Comprehensive Analysis
The analysis of Hyundai Ezwel's future growth potential is projected through fiscal year 2035, with specific scenarios detailed for shorter timeframes. As formal management guidance and widespread analyst consensus are limited for a company of this size on the KOSDAQ, this forecast is based on an independent model. The model's key assumptions are derived from the company's consistent historical performance and its established market position. Key projections from this model include a Revenue CAGR of approximately 5-6% through FY2028 and a corresponding EPS CAGR of 6-7% through FY2028, reflecting modest margin improvements.
The primary growth drivers for Hyundai Ezwel are centered on deepening its penetration within its existing client base and gradually acquiring new corporate customers. Growth is achieved by increasing the average revenue per user (ARPU) through the expansion of services available on its welfare marketplace, such as high-margin travel packages, health screenings, and educational content. Another key driver is the ongoing trend of Korean companies outsourcing their employee benefits administration to specialized digital platforms, which provides a steady, albeit slow-growing, stream of new business opportunities. Unlike technology-driven peers, Ezwel's growth is less about breakthrough innovation and more about effective B2B sales and partnership management.
Compared to its peers, Hyundai Ezwel is positioned as a defensive, low-growth investment. It lacks the vast addressable market of a global player like Shopify or the direct exposure to Korea's broader e-commerce boom that benefits NHN KCP. Its primary risk is market saturation; having already secured a large portion of major Korean corporations, the pool of potential new clients is shrinking. This reliance on a single geographic market presents a significant concentration risk. The main opportunity lies in successfully cross-selling new, higher-margin services to its captive user base of employees, which could modestly accelerate earnings growth even if top-line growth remains slow.

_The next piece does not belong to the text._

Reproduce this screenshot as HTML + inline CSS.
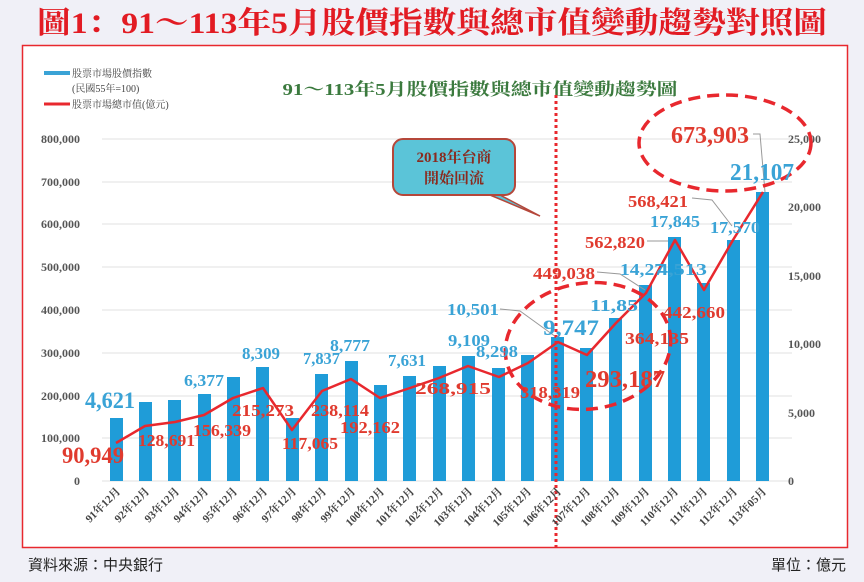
<!DOCTYPE html>
<html><head><meta charset="utf-8"><style>
html,body{margin:0;padding:0;background:#f0f0f7;}
svg{display:block}
text{font-family:"Liberation Serif","Noto Serif CJK SC",serif}
.lb text{font-weight:bold}
</style></head><body>
<svg width="864" height="582" viewBox="0 0 864 582" xmlns="http://www.w3.org/2000/svg">
<rect width="864" height="582" fill="#f0f0f7"/>
<text x="432" y="33" text-anchor="middle" font-size="30" font-weight="bold" fill="#e21b23" textLength="790" lengthAdjust="spacingAndGlyphs">圖1：91～113年5月股價指數與總市值變動趨勢對照圖</text>
<rect x="22.5" y="45.5" width="825" height="502" fill="#fff" stroke="#e8282e" stroke-width="1.5"/>
<text x="28" y="570" font-size="15" fill="#222" style="font-family:'Liberation Sans','Noto Sans CJK TC',sans-serif">資料來源：中央銀行</text>
<text x="846" y="570" text-anchor="end" font-size="15" fill="#222" style="font-family:'Liberation Sans','Noto Sans CJK TC',sans-serif">單位：億元</text>
<line x1="44" y1="73" x2="70" y2="73" stroke="#3aa3d6" stroke-width="4"/>
<text x="72" y="77" font-size="10" fill="#444">股票市場股價指數</text>
<text x="72" y="92" font-size="10" fill="#444">(民國55年=100)</text>
<line x1="44" y1="104" x2="70" y2="104" stroke="#e8282e" stroke-width="3"/>
<text x="72" y="108" font-size="10" fill="#444">股票市場總市值(億元)</text>
<text x="480" y="95" text-anchor="middle" font-size="17" font-weight="bold" fill="#3b7a3e" textLength="395" lengthAdjust="spacingAndGlyphs">91～113年5月股價指數與總市值變動趨勢圖</text>
<g stroke="#e2e2e2" stroke-width="1">
<line x1="102" y1="139" x2="792" y2="139"/><line x1="102" y1="182" x2="792" y2="182"/><line x1="102" y1="224" x2="792" y2="224"/><line x1="102" y1="267" x2="792" y2="267"/><line x1="102" y1="310" x2="792" y2="310"/><line x1="102" y1="353" x2="792" y2="353"/><line x1="102" y1="396" x2="792" y2="396"/><line x1="102" y1="438" x2="792" y2="438"/><line x1="102" y1="481" x2="792" y2="481"/>
</g>
<g font-size="12" fill="#555" text-anchor="end" font-weight="bold">
<text x="80" y="143">800,000</text><text x="80" y="186">700,000</text><text x="80" y="228">600,000</text><text x="80" y="271">500,000</text><text x="80" y="314">400,000</text><text x="80" y="357">300,000</text><text x="80" y="400">200,000</text><text x="80" y="442">100,000</text><text x="80" y="485">0</text>
</g>
<g font-size="12" fill="#555" font-weight="bold">
<text x="788" y="143">25,000</text><text x="788" y="211">20,000</text><text x="788" y="280">15,000</text><text x="788" y="348">10,000</text><text x="788" y="417">5,000</text><text x="788" y="485">0</text>
</g>
<g fill="#1f9cd8">
<rect x="110" y="418" width="13" height="63"/><rect x="139" y="402" width="13" height="79"/><rect x="168" y="400" width="13" height="81"/><rect x="198" y="394" width="13" height="87"/><rect x="227" y="377" width="13" height="104"/><rect x="256" y="367" width="13" height="114"/><rect x="286" y="418" width="13" height="63"/><rect x="315" y="374" width="13" height="107"/><rect x="345" y="361" width="13" height="120"/><rect x="374" y="385" width="13" height="96"/><rect x="403" y="376" width="13" height="105"/><rect x="433" y="366" width="13" height="115"/><rect x="462" y="356" width="13" height="125"/><rect x="492" y="368" width="13" height="113"/><rect x="521" y="355" width="13" height="126"/><rect x="551" y="337" width="13" height="144"/><rect x="580" y="348" width="13" height="133"/><rect x="609" y="318" width="13" height="163"/><rect x="639" y="285" width="13" height="196"/><rect x="668" y="237" width="13" height="244"/><rect x="697" y="283" width="13" height="198"/><rect x="727" y="240" width="13" height="241"/><rect x="756" y="192" width="13" height="289"/>
</g>
<g stroke="#999" stroke-width="1" fill="none">
<polyline points="500,309 520,311 556,337"/>
<polyline points="597,272 620,274 645,290"/>
<polyline points="647,241 668,241"/>
<polyline points="692,198 712,200 732,226"/>
<polyline points="753,134 760,134 765,192"/>
</g>
<polyline fill="none" stroke="#e8282e" stroke-width="2.5" stroke-linejoin="round" points="116,443 145,426 175,422 204,415 233,398 263,388 292,430 322,391 351,379 380,398 410,388 439,378 468,366 499,377 528,363 558,342 587,355 616,323 646,293 675,240 704,290 733,240 763,192"/>
<line x1="556" y1="95" x2="556" y2="548" stroke="#e8282e" stroke-width="3" stroke-dasharray="3,3"/>
<ellipse cx="588" cy="346" rx="83" ry="63" fill="none" stroke="#e8282e" stroke-width="3.5" stroke-dasharray="12,7" transform="rotate(-8 588 346)"/>
<ellipse cx="725" cy="143" rx="86" ry="48" fill="none" stroke="#e8282e" stroke-width="3.5" stroke-dasharray="12,7"/>
<path d="M500,195 L540,216 L490,195 Z" fill="#5bc4d8" stroke="#b5473a" stroke-width="1.5"/>
<rect x="393" y="139" width="122" height="56" rx="10" fill="#5bc4d8" stroke="#b5473a" stroke-width="2"/>
<text x="454" y="162" text-anchor="middle" font-size="15" font-weight="bold" fill="#8a2a1e">2018年台商</text>
<text x="454" y="183" text-anchor="middle" font-size="15" font-weight="bold" fill="#8a2a1e">開始回流</text>
<g fill="#3aa3d6" class="lb">
<text x="85" y="408" font-size="23" textLength="50" lengthAdjust="spacingAndGlyphs">4,621</text>
<text x="184" y="386" font-size="17" textLength="40" lengthAdjust="spacingAndGlyphs">6,377</text>
<text x="242" y="359" font-size="17" textLength="38" lengthAdjust="spacingAndGlyphs">8,309</text>
<text x="303" y="364" font-size="17" textLength="37" lengthAdjust="spacingAndGlyphs">7,837</text>
<text x="330" y="351" font-size="17" textLength="40" lengthAdjust="spacingAndGlyphs">8,777</text>
<text x="388" y="366" font-size="17" textLength="38" lengthAdjust="spacingAndGlyphs">7,631</text>
<text x="448" y="346" font-size="17" textLength="42" lengthAdjust="spacingAndGlyphs">9,109</text>
<text x="476" y="357" font-size="17" textLength="42" lengthAdjust="spacingAndGlyphs">8,298</text>
<text x="447" y="315" font-size="17" textLength="52" lengthAdjust="spacingAndGlyphs">10,501</text>
<text x="543" y="335" font-size="22" textLength="56" lengthAdjust="spacingAndGlyphs">9,747</text>
<text x="590" y="311" font-size="17" textLength="48" lengthAdjust="spacingAndGlyphs">11,85</text>
<text x="620" y="275" font-size="17" textLength="44" lengthAdjust="spacingAndGlyphs">14,27</text>
<text x="657" y="275" font-size="17" textLength="50" lengthAdjust="spacingAndGlyphs">4,513</text>
<text x="650" y="227" font-size="17" textLength="50" lengthAdjust="spacingAndGlyphs">17,845</text>
<text x="710" y="233" font-size="17" textLength="50" lengthAdjust="spacingAndGlyphs">17,570</text>
<text x="730" y="180" font-size="24" textLength="64" lengthAdjust="spacingAndGlyphs">21,107</text>
</g>
<g fill="#e03a2e" class="lb">
<text x="62" y="463" font-size="23" textLength="62" lengthAdjust="spacingAndGlyphs">90,949</text>
<text x="138" y="446" font-size="17" textLength="57" lengthAdjust="spacingAndGlyphs">128,691</text>
<text x="193" y="436" font-size="17" textLength="58" lengthAdjust="spacingAndGlyphs">156,339</text>
<text x="232" y="416" font-size="17" textLength="62" lengthAdjust="spacingAndGlyphs">215,273</text>
<text x="282" y="449" font-size="17" textLength="56" lengthAdjust="spacingAndGlyphs">117,065</text>
<text x="311" y="416" font-size="17" textLength="58" lengthAdjust="spacingAndGlyphs">238,114</text>
<text x="340" y="433" font-size="17" textLength="60" lengthAdjust="spacingAndGlyphs">192,162</text>
<text x="415" y="394" font-size="17" textLength="76" lengthAdjust="spacingAndGlyphs">268,915</text>
<text x="520" y="398" font-size="17" textLength="60" lengthAdjust="spacingAndGlyphs">318,319</text>
<text x="585" y="387" font-size="24" textLength="80" lengthAdjust="spacingAndGlyphs">293,187</text>
<text x="625" y="344" font-size="17" textLength="64" lengthAdjust="spacingAndGlyphs">364,135</text>
<text x="533" y="279" font-size="17" textLength="62" lengthAdjust="spacingAndGlyphs">449,038</text>
<text x="663" y="318" font-size="17" textLength="62" lengthAdjust="spacingAndGlyphs">442,660</text>
<text x="585" y="248" font-size="17" textLength="60" lengthAdjust="spacingAndGlyphs">562,820</text>
<text x="628" y="207" font-size="17" textLength="60" lengthAdjust="spacingAndGlyphs">568,421</text>
<text x="671" y="143" font-size="24" textLength="78" lengthAdjust="spacingAndGlyphs">673,903</text>
</g>
<g font-size="11" fill="#444" text-anchor="end" font-weight="bold">
<text transform="translate(121,492) rotate(-45)">91年12月</text>
<text transform="translate(150,492) rotate(-45)">92年12月</text>
<text transform="translate(180,492) rotate(-45)">93年12月</text>
<text transform="translate(209,492) rotate(-45)">94年12月</text>
<text transform="translate(238,492) rotate(-45)">95年12月</text>
<text transform="translate(268,492) rotate(-45)">96年12月</text>
<text transform="translate(297,492) rotate(-45)">97年12月</text>
<text transform="translate(327,492) rotate(-45)">98年12月</text>
<text transform="translate(356,492) rotate(-45)">99年12月</text>
<text transform="translate(385,492) rotate(-45)">100年12月</text>
<text transform="translate(415,492) rotate(-45)">101年12月</text>
<text transform="translate(444,492) rotate(-45)">102年12月</text>
<text transform="translate(473,492) rotate(-45)">103年12月</text>
<text transform="translate(503,492) rotate(-45)">104年12月</text>
<text transform="translate(532,492) rotate(-45)">105年12月</text>
<text transform="translate(562,492) rotate(-45)">106年12月</text>
<text transform="translate(591,492) rotate(-45)">107年12月</text>
<text transform="translate(620,492) rotate(-45)">108年12月</text>
<text transform="translate(650,492) rotate(-45)">109年12月</text>
<text transform="translate(679,492) rotate(-45)">110年12月</text>
<text transform="translate(708,492) rotate(-45)">111年12月</text>
<text transform="translate(738,492) rotate(-45)">112年12月</text>
<text transform="translate(767,492) rotate(-45)">113年05月</text>
</g>
</svg>
</body></html>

For the near-term, projections for the next one and three years are stable. In the base case for FY2026, we project Revenue growth of +5.5% (model) and EPS growth of +6.5% (model), driven by contract renewals and modest ARPU gains. Over the three-year period ending in FY2029, the Revenue CAGR is expected to be around +5% (model). The most sensitive variable is the average spend per employee; a ±5% change in this metric could alter revenue growth to ~2% in a bear case or ~9% in a bull case. Our assumptions for this outlook are: 1) client retention remains above 98%, 2) corporate welfare budgets grow slightly above inflation at ~3%, and 3) the company successfully adds 1-2 new major service categories. These assumptions have a high likelihood of being correct given the company's track record. The bull case for FY2029 sees revenue growth reaching +8%, while the bear case sees it falling to +2% if a major client is lost.
Over the long term, growth is expected to decelerate as market saturation becomes a primary constraint. For the five-year period ending in FY2030, our model projects a Revenue CAGR of +4.5%, slowing further to a Revenue CAGR of +4% for the decade ending in FY2035. Long-term growth will depend heavily on the company's ability to innovate or expand into adjacent B2B services, as the core market will offer limited expansion. The key long-term sensitivity is the company's ability to enter new markets; without it, long-term growth could fall to GDP-like levels of 2-3%. Assumptions for this long-term view include: 1) no significant international expansion, 2) the core Korean market reaches near-full penetration by 2030, and 3) some margin pressure emerges as clients demand more value. In a bull case, a successful M&A deal could push the 10-year CAGR to +6-7%, while a bear case would see it slow to +1-2%. Overall, long-term growth prospects appear moderate at best.